Saturday, February 26, 2005

MINK STOLE - Why she's still wading in with Waters


Mink Stole has been with John Waters since the beginning back in the mid '60s. More recently she can be found on the big screen in John Waters' A Dirty Shame and in her one woman show called It's All About Me. Despite what the stage name implies, she's not a not a drag queen, yo.



Talk about meeting John and what got you into acting?

I discovered that I was sort of good at it. I was just out of high school when I met him so I really didn't have much of a background in acting. I was always histrionic, so it was not a huge leap to go from histrionic to theatrical. I'm not a Juliard graduate or anything like that. Some people really can never act. There are some people, it doesn't matter what kind of director that you have, they're never going to be able to act. I'm not naming any names.

Where does the name Mink Stole come from?

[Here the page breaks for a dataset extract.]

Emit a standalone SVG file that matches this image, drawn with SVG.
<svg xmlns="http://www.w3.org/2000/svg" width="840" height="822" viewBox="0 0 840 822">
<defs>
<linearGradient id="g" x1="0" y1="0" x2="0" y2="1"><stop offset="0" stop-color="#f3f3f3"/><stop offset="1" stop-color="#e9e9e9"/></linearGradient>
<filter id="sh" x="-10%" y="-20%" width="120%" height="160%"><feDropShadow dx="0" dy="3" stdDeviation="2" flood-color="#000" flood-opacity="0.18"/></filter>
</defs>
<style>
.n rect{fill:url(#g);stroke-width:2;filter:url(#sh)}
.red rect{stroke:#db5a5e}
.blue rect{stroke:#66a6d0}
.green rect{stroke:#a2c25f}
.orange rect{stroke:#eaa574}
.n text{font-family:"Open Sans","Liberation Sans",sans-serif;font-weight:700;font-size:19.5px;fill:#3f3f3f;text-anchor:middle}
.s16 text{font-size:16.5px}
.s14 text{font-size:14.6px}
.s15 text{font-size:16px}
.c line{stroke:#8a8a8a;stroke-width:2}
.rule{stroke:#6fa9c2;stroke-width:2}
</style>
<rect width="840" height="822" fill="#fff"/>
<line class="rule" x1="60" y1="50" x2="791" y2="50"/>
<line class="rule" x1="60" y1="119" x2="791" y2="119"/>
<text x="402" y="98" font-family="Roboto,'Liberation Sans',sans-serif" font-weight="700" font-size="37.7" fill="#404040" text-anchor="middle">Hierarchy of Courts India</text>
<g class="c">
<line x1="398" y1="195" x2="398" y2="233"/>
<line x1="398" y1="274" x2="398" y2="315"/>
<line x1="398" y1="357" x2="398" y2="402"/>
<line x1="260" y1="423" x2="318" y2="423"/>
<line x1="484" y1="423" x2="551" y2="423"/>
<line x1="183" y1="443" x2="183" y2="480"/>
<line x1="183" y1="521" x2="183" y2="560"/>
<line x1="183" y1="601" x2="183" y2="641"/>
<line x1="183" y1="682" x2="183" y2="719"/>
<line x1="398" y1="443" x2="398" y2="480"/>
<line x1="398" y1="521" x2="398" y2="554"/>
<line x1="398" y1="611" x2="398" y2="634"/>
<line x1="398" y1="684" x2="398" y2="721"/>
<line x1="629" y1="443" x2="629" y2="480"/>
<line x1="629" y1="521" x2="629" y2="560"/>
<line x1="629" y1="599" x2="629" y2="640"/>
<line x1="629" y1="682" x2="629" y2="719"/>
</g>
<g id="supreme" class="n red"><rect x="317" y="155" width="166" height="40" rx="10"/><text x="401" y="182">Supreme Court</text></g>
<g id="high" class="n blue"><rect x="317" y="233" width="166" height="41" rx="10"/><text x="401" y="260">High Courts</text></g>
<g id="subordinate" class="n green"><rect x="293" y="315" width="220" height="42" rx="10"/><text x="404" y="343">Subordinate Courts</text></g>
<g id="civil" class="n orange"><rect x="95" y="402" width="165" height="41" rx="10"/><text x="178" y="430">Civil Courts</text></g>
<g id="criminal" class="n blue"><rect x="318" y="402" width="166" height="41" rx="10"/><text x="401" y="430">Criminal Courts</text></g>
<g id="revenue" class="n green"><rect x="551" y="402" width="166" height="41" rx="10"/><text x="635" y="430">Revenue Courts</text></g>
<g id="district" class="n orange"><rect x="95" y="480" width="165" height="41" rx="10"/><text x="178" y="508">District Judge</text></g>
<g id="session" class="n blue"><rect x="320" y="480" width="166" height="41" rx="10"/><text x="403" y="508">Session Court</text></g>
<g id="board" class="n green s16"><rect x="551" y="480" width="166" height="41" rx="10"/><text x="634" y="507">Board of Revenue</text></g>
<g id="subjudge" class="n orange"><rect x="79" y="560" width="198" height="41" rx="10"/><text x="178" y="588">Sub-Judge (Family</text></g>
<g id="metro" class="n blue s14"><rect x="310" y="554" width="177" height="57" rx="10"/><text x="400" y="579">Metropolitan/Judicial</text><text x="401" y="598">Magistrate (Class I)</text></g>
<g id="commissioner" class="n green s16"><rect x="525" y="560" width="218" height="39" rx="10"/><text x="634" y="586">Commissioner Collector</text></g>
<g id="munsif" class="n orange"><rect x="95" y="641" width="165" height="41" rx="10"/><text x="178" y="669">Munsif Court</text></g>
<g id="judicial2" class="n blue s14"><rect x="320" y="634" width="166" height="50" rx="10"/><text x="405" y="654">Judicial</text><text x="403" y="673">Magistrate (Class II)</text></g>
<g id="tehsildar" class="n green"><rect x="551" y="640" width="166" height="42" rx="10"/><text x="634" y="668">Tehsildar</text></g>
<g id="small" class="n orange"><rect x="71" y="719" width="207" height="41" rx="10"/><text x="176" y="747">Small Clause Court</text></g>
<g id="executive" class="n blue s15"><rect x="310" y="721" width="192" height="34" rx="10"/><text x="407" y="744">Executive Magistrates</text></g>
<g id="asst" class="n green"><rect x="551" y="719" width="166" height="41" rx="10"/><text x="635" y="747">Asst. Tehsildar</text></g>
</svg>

My name is Nancy Paine Stoll, that is the name I was born with. When I was working on the first film with John in front of the camera--now remember, we're talking 1966--so we've got Diva and Ingrid Superstar, so Mink Stole was an obvious choice. I didn't realize that it was going to be the name that carried with me forever-- people still think I'm a drag queen. Drag queens have these names now, they didn't back then. Even as recently as a couple of years ago, I was doing a play in San Francisco and one of the alternative papers listed me as "The Legendary Drag Queen" Mink Stole. I was doing a play called "Sleeping with Straight Men," and there's a drag role in it but not mine. I don't even really like "legendary" because I think legends are people who are dead, or almost dead, and I'm not quite dead.

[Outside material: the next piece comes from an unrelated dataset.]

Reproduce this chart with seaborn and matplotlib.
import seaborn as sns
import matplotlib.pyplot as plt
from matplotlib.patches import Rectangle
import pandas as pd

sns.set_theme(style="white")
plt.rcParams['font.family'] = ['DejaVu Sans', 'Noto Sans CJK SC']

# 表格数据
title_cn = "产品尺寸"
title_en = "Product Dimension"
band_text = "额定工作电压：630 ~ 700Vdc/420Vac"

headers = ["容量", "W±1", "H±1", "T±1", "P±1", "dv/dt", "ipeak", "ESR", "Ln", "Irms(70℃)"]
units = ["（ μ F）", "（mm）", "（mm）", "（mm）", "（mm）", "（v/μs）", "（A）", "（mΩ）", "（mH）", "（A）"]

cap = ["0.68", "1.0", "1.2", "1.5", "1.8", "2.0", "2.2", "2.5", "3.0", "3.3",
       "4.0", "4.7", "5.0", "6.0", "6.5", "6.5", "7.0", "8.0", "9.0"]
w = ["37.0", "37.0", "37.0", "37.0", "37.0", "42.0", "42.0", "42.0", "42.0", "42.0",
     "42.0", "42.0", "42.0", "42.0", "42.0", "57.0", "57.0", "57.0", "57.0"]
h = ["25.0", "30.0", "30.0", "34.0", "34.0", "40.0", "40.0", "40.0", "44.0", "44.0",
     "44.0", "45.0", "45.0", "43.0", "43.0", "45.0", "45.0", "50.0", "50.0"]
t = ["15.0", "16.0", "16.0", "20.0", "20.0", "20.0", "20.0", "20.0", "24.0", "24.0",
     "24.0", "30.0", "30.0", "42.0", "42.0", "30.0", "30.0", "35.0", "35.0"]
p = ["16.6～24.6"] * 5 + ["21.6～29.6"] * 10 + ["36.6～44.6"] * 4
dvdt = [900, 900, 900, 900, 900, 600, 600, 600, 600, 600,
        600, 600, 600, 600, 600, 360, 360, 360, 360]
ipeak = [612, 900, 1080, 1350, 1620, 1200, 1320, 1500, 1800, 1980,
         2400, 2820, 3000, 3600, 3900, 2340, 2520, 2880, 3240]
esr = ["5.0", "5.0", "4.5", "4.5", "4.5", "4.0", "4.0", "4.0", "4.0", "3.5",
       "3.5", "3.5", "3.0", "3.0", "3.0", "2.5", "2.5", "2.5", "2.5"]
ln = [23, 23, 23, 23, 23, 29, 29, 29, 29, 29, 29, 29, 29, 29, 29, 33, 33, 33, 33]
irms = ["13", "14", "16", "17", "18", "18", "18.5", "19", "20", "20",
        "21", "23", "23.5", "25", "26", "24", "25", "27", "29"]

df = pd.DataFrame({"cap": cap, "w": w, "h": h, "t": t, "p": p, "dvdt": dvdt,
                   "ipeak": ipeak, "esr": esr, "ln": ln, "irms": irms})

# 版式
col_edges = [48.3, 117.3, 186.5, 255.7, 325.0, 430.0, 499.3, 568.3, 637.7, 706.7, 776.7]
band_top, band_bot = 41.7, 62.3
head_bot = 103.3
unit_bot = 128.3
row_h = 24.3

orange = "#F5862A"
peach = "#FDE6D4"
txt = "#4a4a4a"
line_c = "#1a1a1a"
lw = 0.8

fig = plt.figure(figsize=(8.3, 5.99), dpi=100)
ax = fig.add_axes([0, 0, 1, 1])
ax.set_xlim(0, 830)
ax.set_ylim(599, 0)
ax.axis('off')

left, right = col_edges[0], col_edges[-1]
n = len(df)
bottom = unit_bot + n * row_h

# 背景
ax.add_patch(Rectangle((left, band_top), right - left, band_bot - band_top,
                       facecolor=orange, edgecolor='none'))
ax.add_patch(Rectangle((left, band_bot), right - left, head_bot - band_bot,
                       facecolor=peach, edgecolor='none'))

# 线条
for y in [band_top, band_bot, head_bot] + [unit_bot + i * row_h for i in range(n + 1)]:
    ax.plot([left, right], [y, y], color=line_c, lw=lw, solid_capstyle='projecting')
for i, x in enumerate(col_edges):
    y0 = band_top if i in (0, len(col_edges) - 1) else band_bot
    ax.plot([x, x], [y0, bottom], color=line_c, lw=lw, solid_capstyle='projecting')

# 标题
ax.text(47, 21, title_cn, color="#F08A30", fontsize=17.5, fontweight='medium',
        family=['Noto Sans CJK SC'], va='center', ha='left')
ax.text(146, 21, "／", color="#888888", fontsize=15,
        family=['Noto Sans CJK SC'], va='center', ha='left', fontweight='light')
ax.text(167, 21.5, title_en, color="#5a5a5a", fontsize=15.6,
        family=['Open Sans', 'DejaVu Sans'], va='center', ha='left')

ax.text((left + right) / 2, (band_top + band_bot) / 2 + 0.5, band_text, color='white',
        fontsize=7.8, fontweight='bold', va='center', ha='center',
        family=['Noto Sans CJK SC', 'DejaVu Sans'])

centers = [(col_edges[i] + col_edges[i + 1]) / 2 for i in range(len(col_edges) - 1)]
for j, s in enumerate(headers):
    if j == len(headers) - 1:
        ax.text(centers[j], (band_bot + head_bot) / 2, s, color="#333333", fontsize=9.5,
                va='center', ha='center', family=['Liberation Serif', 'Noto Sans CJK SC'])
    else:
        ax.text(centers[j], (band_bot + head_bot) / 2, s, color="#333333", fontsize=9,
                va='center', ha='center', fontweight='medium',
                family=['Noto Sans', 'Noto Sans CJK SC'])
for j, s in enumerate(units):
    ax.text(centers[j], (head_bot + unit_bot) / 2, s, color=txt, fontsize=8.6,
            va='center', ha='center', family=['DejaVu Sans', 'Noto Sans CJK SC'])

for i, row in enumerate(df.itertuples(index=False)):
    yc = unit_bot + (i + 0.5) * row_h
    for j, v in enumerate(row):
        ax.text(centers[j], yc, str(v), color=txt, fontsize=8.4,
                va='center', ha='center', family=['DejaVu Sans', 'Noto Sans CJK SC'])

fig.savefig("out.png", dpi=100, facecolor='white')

Did you ever think that the work you did with John Waters would be so enduring?

There was absolutely no way to know that. We were in Baltimore! You know Baltimore is a small town that's disguised as a big city. We were very insular. We weren't in New York, so there wasn't really that sense of it. And it wasn't until Pink Flamingos came out and opened at the Elgin Theater in New York, and that was in '71 or '72, by which time I was living in San Francisco. People were really kind of taken aback by it. It tooka long time for me, personally, to catch up with the phenomenon of John and the films.

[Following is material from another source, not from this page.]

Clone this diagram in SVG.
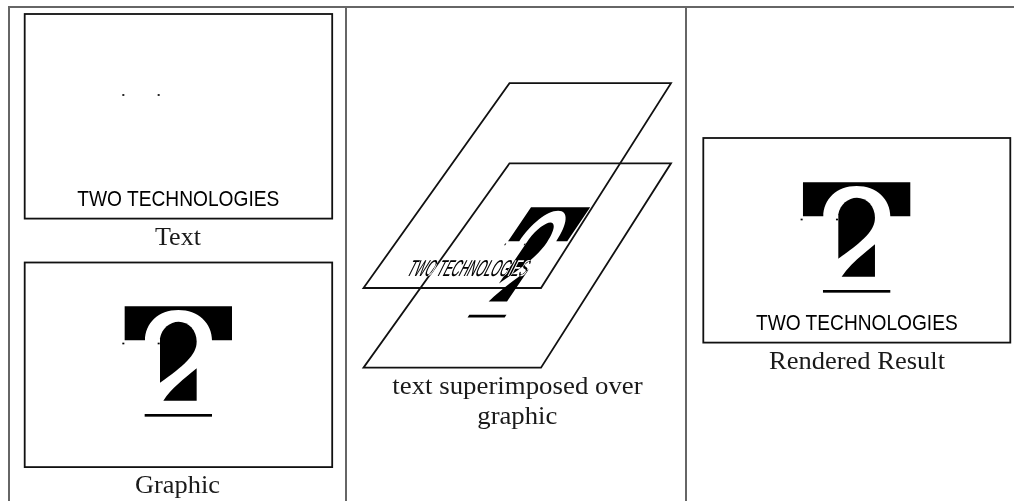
<svg xmlns="http://www.w3.org/2000/svg" xmlns:xlink="http://www.w3.org/1999/xlink" width="1014" height="501" viewBox="0 0 1014 501">
<style>
.grid{fill:#666}
.panel{fill:none;stroke:#111;stroke-width:1.8}
.cap{font-family:"Liberation Serif",serif;font-size:25px;fill:#1a1a1a;text-anchor:start}
.logotext{font-family:"Liberation Sans",Arial,sans-serif;font-size:22px;fill:#000}
.mix{font-family:"Liberation Sans",Arial,sans-serif;font-size:23px;fill:#fff;mix-blend-mode:difference}
</style>
<defs>
<g id="mark" transform="scale(.33333)">
<path d="M314,139H636V241H576C576,190 535,150 475,150C415,150 375,190 375,241H314Z"/>
<path d="M420,368V235C425,205 450,185 476,185C505,185 530,210 530,245C530,285 490,318 420,368Z"/>
<path d="M530,325V422H430C455,385 490,358 530,325Z"/>
<rect x="374" y="462" width="202" height="8"/>
</g>
<g id="dots" transform="scale(.33333)">
<rect x="307" y="248" width="6" height="5"/>
<rect x="413" y="248" width="6" height="5"/>
</g>
</defs>
<rect width="1014" height="501" fill="#fff"/>
<g id="table">
<rect class="grid" x="8" y="6" width="1006" height="2"/>
<rect class="grid" x="8" y="6" width="2" height="495"/>
<rect class="grid" x="345" y="6" width="2" height="495"/>
<rect class="grid" x="685" y="6" width="2" height="495"/>
</g>
<g id="text-panel">
<rect class="panel" x="24.7" y="14" width="307.5" height="204.6"/>
<use xlink:href="#dots" href="#dots" transform="translate(20,11.5)"/>
<text class="logotext" x="77.3" y="206" textLength="202" lengthAdjust="spacingAndGlyphs">TWO TECHNOLOGIES</text>
<text class="cap" x="155" y="245" textLength="46" lengthAdjust="spacingAndGlyphs">Text</text>
</g>
<g id="graphic-panel">
<rect class="panel" x="24.7" y="262.5" width="307.5" height="204.6"/>
<use xlink:href="#mark" href="#mark" transform="translate(20,260)"/>
<use xlink:href="#dots" href="#dots" transform="translate(20,260)"/>
<text class="cap" x="135" y="492.5" textLength="85" lengthAdjust="spacingAndGlyphs">Graphic</text>
</g>
<g id="superimposed-panel">
<path class="panel" d="M509.5,83.2H671L541,288H363.5Z"/>
<path class="panel" d="M509.5,163.3H671L541,367.7H363.5Z"/>
<use xlink:href="#mark" href="#mark" transform="matrix(.5513 0 -.6751 1 504.59 160.8)"/>
<use xlink:href="#dots" href="#dots" transform="matrix(.5513 0 -.6751 1 504.59 160.8)"/>
<text class="mix" transform="matrix(.59 0 -.5 1 405.5 276)" x="0" y="0" textLength="202" lengthAdjust="spacingAndGlyphs">TWO TECHNOLOGIES</text>
<text class="cap" x="392.3" y="394" textLength="250.4" lengthAdjust="spacingAndGlyphs">text superimposed over</text>
<text class="cap" x="477.3" y="424" textLength="80" lengthAdjust="spacingAndGlyphs">graphic</text>
</g>
<g id="result-panel">
<rect class="panel" x="703.3" y="138" width="307" height="204.6"/>
<use xlink:href="#mark" href="#mark" transform="translate(698.3,136)"/>
<use xlink:href="#dots" href="#dots" transform="translate(698.3,136)"/>
<text class="logotext" x="756" y="330" textLength="201.7" lengthAdjust="spacingAndGlyphs">TWO TECHNOLOGIES</text>
<text class="cap" x="769" y="368.5" textLength="176" lengthAdjust="spacingAndGlyphs">Rendered Result</text>
</g>
</svg>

What do you think of the NC-17 rating and do you think the content of your new film is political in any way?

Well, I dislike censorship in all it's forms and I dislike the government telling people what their children can go to see. There are some 15 year-olds that would be perfectly comfortable watching this movie and there's some 40 year-olds who would not be. I think it's political insofar as it saying "what I do with my life is my business and it's okay. I'm not hurting anybody so leave me alone." We have such sexual hypocrisy in this country, this movie exposes some of that. It's important, at all times, especially in times that are becoming more repressive, to keep the envelope pushed. To keep pushing at the edges because if you give in to it then they'll just take more and more stuff away from us.